Oltetia emphasizes that early repayment does not incur any fees or penalties. This allows borrowers to opt for longer repayment periods to secure lower monthly installments, while still having the flexibility to make additional payments or clear the loan entirely when surplus income is available. This challenges the common assumption that a longer repayment period automatically leads to unnecessary interest accumulation.
Consumer protection rules, such as the CBK Prudential Guidelines, mandate transparency and fairness from lenders. Banks are required to disclose all fees, repayment schedules, and the total cost of credit upfront. Borrowers are not penalized for early settlement and can make extra or one-off payments at any time, which directly reduces the outstanding balance and the total interest paid.

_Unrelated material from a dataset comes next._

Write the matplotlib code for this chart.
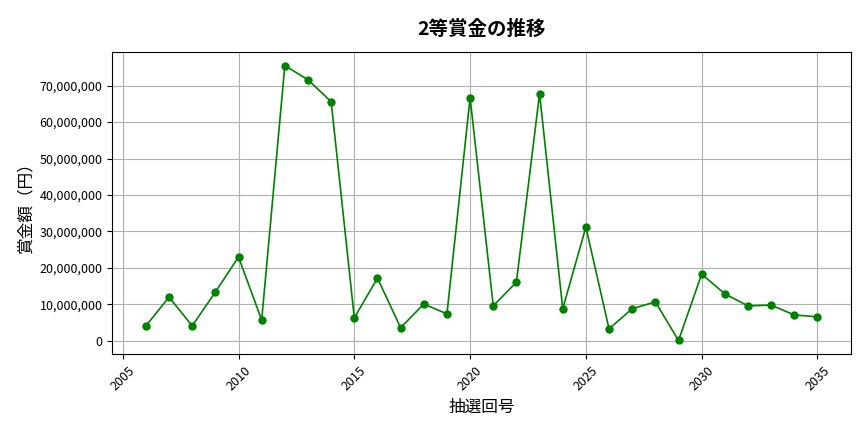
import matplotlib
matplotlib.use("Agg")
import matplotlib.pyplot as plt
from matplotlib.ticker import FuncFormatter

plt.rcParams['font.family'] = ['Noto Sans CJK JP', 'DejaVu Sans']

draws = list(range(2006, 2036))
prizes = [4.1, 12.0, 4.1, 13.4, 23.0, 5.7, 75.5, 71.6, 65.6, 6.3,
          17.2, 3.6, 10.1, 7.4, 66.7, 9.6, 16.1, 67.8, 8.8, 31.2,
          3.3, 8.8, 10.7, 0.1, 18.3, 12.9, 9.6, 9.8, 7.1, 6.6]
prizes = [v * 1e6 for v in prizes]

fig, ax = plt.subplots(figsize=(8.64, 4.32), dpi=100)
ax.plot(draws, prizes, color='green', marker='o', markersize=5, linewidth=1.2)
ax.set_title('2等賞金の推移', fontsize=14, fontweight='bold', pad=12)
ax.set_xlabel('抽選回号', fontsize=12)
ax.set_ylabel('賞金額（円）', fontsize=12)
ax.yaxis.set_major_formatter(FuncFormatter(lambda v, p: f'{int(v):,}'))
ax.grid(True, color='#b0b0b0', linewidth=0.8)
ax.set_xticks(range(2005, 2040, 5))
plt.setp(ax.get_xticklabels(), rotation=45)
ax.tick_params(labelsize=9)
fig.subplots_adjust(left=0.13, right=0.985, top=0.88, bottom=0.18)
fig.savefig('out.png')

Understanding how mortgage interest is calculated is crucial for making informed financial decisions. Since interest is charged on the remaining balance, making payments slightly above the required monthly installment can accelerate loan reduction and lower overall interest costs. Even small additional payments can lead to substantial savings over time due to the compounding effect on the reduced balance.
For those who receive windfalls like bonuses or profits, making lump-sum repayments can be particularly beneficial, further reducing the outstanding debt, lowering total interest, and increasing homeownership faster. However, Oltetia advises against choosing an unrealistically short repayment period solely to finish the loan quickly; a practical approach involves selecting a manageable repayment period and making extra payments when feasible.
Another misconception is that a mortgage is only for the wealthy. KMRC facilitates access to affordable home loans through participating banks and saccos, offering fixed, single-digit interest rates, long repayment periods, and high loan-to-value ratios, potentially reducing or eliminating the need for a large upfront deposit.
Concerns about losing a home due to missing a few mortgage payments are also addressed. Oltetia advises borrowers struggling with repayments to communicate with their lenders early. Banks may offer solutions like loan restructuring, extended repayment periods, or adjusted plans. He reiterates that consistent, even small, additional payments can significantly reduce the loan balance, lower total interest, shorten the mortgage term, and ultimately make homeownership more affordable.
Ultimately, a mortgage should be viewed not as a debt but as a tool for wealth building. Borrowing within one's means, consistent repayment, and strategic extra payments are key. Delaying the decision to buy can lead to higher property prices, making the present the optimal time to plan and act for aspiring homeowners.